O Iraqee e as eleicoes Americanas

No mesmo dia em que estréia nos cinemas daqui ‘Torres Gêmeas’, a superprodução de Oliver Stone sobre o ataque terrorista ao World Trade Center em setembro de 2001, um dos nomes mais emblemáticos do Partido Democrata, Joe Lieberman, candidato a vice-presidente de Al Gore nas eleições de 2000, perdeu a legenda do partido para disputar a reeleição ao senado por Connecticut em novembro. Vai concorrer como independente.

Para que se dê a ligação aparentemente nebulosa entre os dois fatos é preciso voltar a 1995, quando Lynn Cheney, mulher do atual vice-presidente Dick Cheney, e o senador Lieberman criaram o supra-partidário American Council of Trustees and Alumni (ACTA), uma organização educacional que só ganhou as páginas da imprensa seis anos depois, ao lançar um documento acusando as universidades norte-americanas de terem se ‘transformado na quinta coluna da guerra contra o terror’. Em seu apêndice, o tal documento citava 117 professores, funcionários e estudantes acadêmicos de todo o país suspeitos de atitudes ‘anti-americanas’.

A aliança Lieberman-Cheney inspirou o surgimento de movimentos neo-conservadores como o Campus Watch, de Daniel Pipes, que passou a publicar uma lista negra denunciando pensadores que se atreviam a criticar a política externa do governo Bush. Uma de suas iniciativas era a seção ‘mantenha-nos informados’. Com um clique, o cidadão poderia contribuir fazendo sua denúncia contra o ‘anti-americanismo’. E muita gente o fez.

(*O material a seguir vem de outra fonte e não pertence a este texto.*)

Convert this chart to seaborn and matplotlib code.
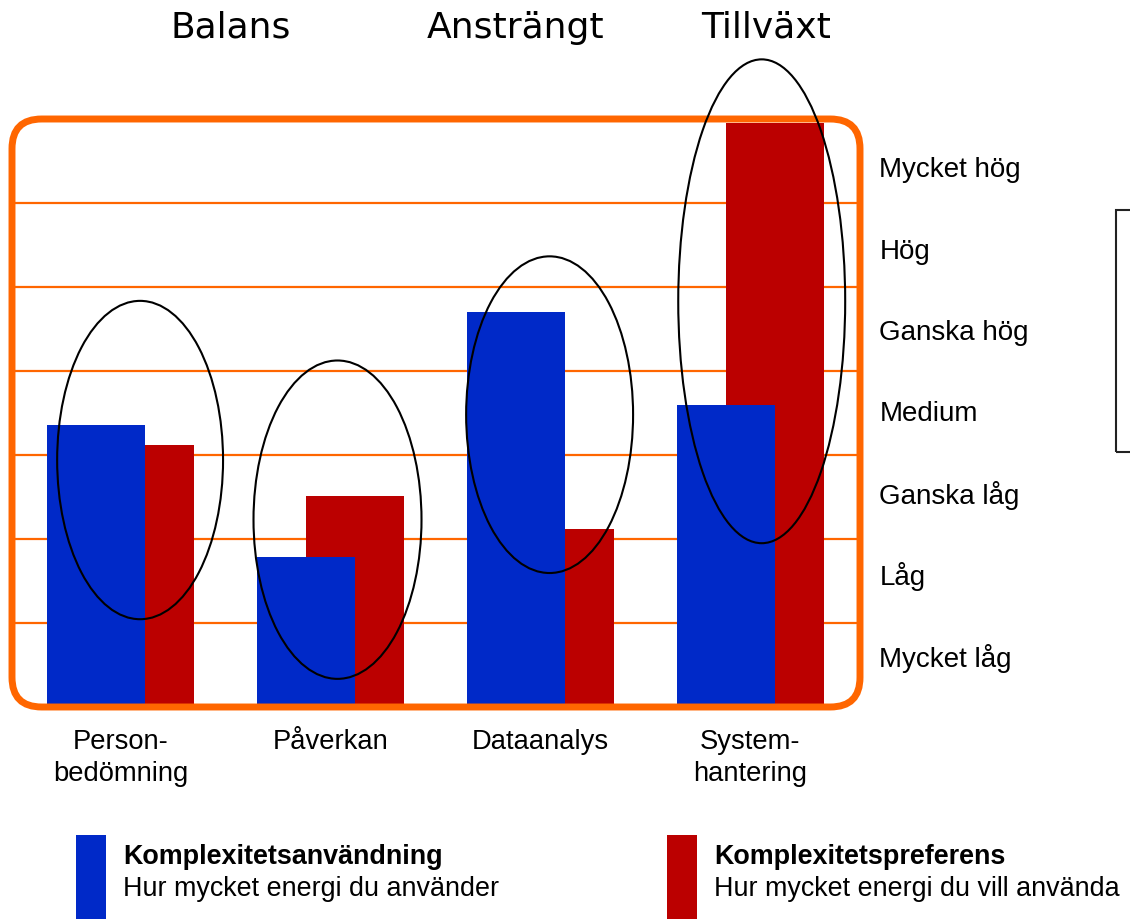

A afronta à liberdade de expressão nas universidades americanas foi talvez o mais acintoso ataque de Joe Lieberman ao ideário do Partido Democrata. Seu neo-marcarthismo se revelou também no apoio irrestrito à invasão do Iraque. Foi, aliás, um artigo seu no conservador The Wall Street Journal que fez com que o milionário Ned Lamont, até um então um desconhecido contribuinte das campanhas de Lieberman, decidisse enfrentá-lo nas primárias desta semana. No artigo, o senador escrevia que “o crescente numero de aparelhos celulares no Iraque era a prova incontestável de que a guerra tinha dado os resultados esperados”.

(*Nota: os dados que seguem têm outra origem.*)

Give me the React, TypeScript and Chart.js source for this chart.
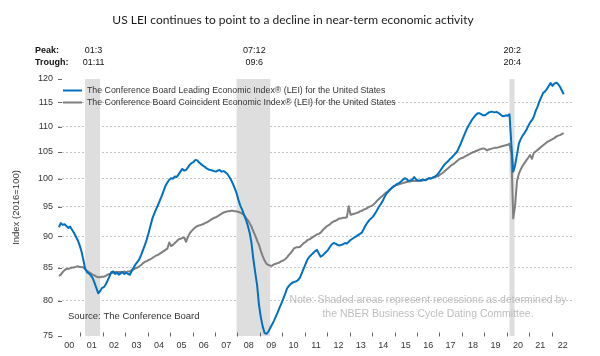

Em boa parte da campanha, Lamont dançou o be-bop de uma nota só: a de que não era possível dar mais seis anos para um senador que apoiava o desastre do Iraque. Mas a vitória do milionário liberal por quatro pontos percentuais não se deveu apenas à constatação interna de que Bagdá é o atoleiro da vez dos republicanos. O deputado Rahm Emanuel, que comanda a máquina dos Democratas nas eleições de novembro, diz que “Connecticut nos ensinou de uma vez por todas o resultado de uma lealdade cega a Bush. A vitória de Ned não foi uma reação ao Iraque. Foi aos que se deixaram levar por Bush, tal qual crianças ingênuas, desde o 11 de setembro”.

O fiasco da política externa de Bush pode ser comprovado a todo momento, em todas as situações. Até mesmo a secretária de Estado, Condoleezza Rice, teria tido um bate-boca homérico com o presidente em seu rancho, no começo desta semana, ao tentar mostrar a Júnior, sem muito sucesso, a necessidade de se dialogar com os árabes. Ah, sim, com todo o quebra-pau no Líbano, Bush está de férias no Texas.

Mas nem tudo está perdido. Uma pesquisa fresquinha revela que, enquanto 80% dos jovens não querem nem ouvir falar em seu nome, Bush ainda tem cerca de 20% da aprovação entre os cidadãos mais novos do país. Este deve ser o contingente que Hollywood conta para alavancar as bilheterias de ‘Torres Gémeas’. Novo herói da direita do pais, que o via como a um anti-Cristo, Oliver Stone apresenta seu ’11 de Setembro’ como uma ode à bravura dos americanos. E busca dar sentido – ético, religioso, estético – à barbárie que norteou tanto o ataque infame quanto a reação absurda. Mais fora de hora, como mostra o desastre de Lieberman, impossível.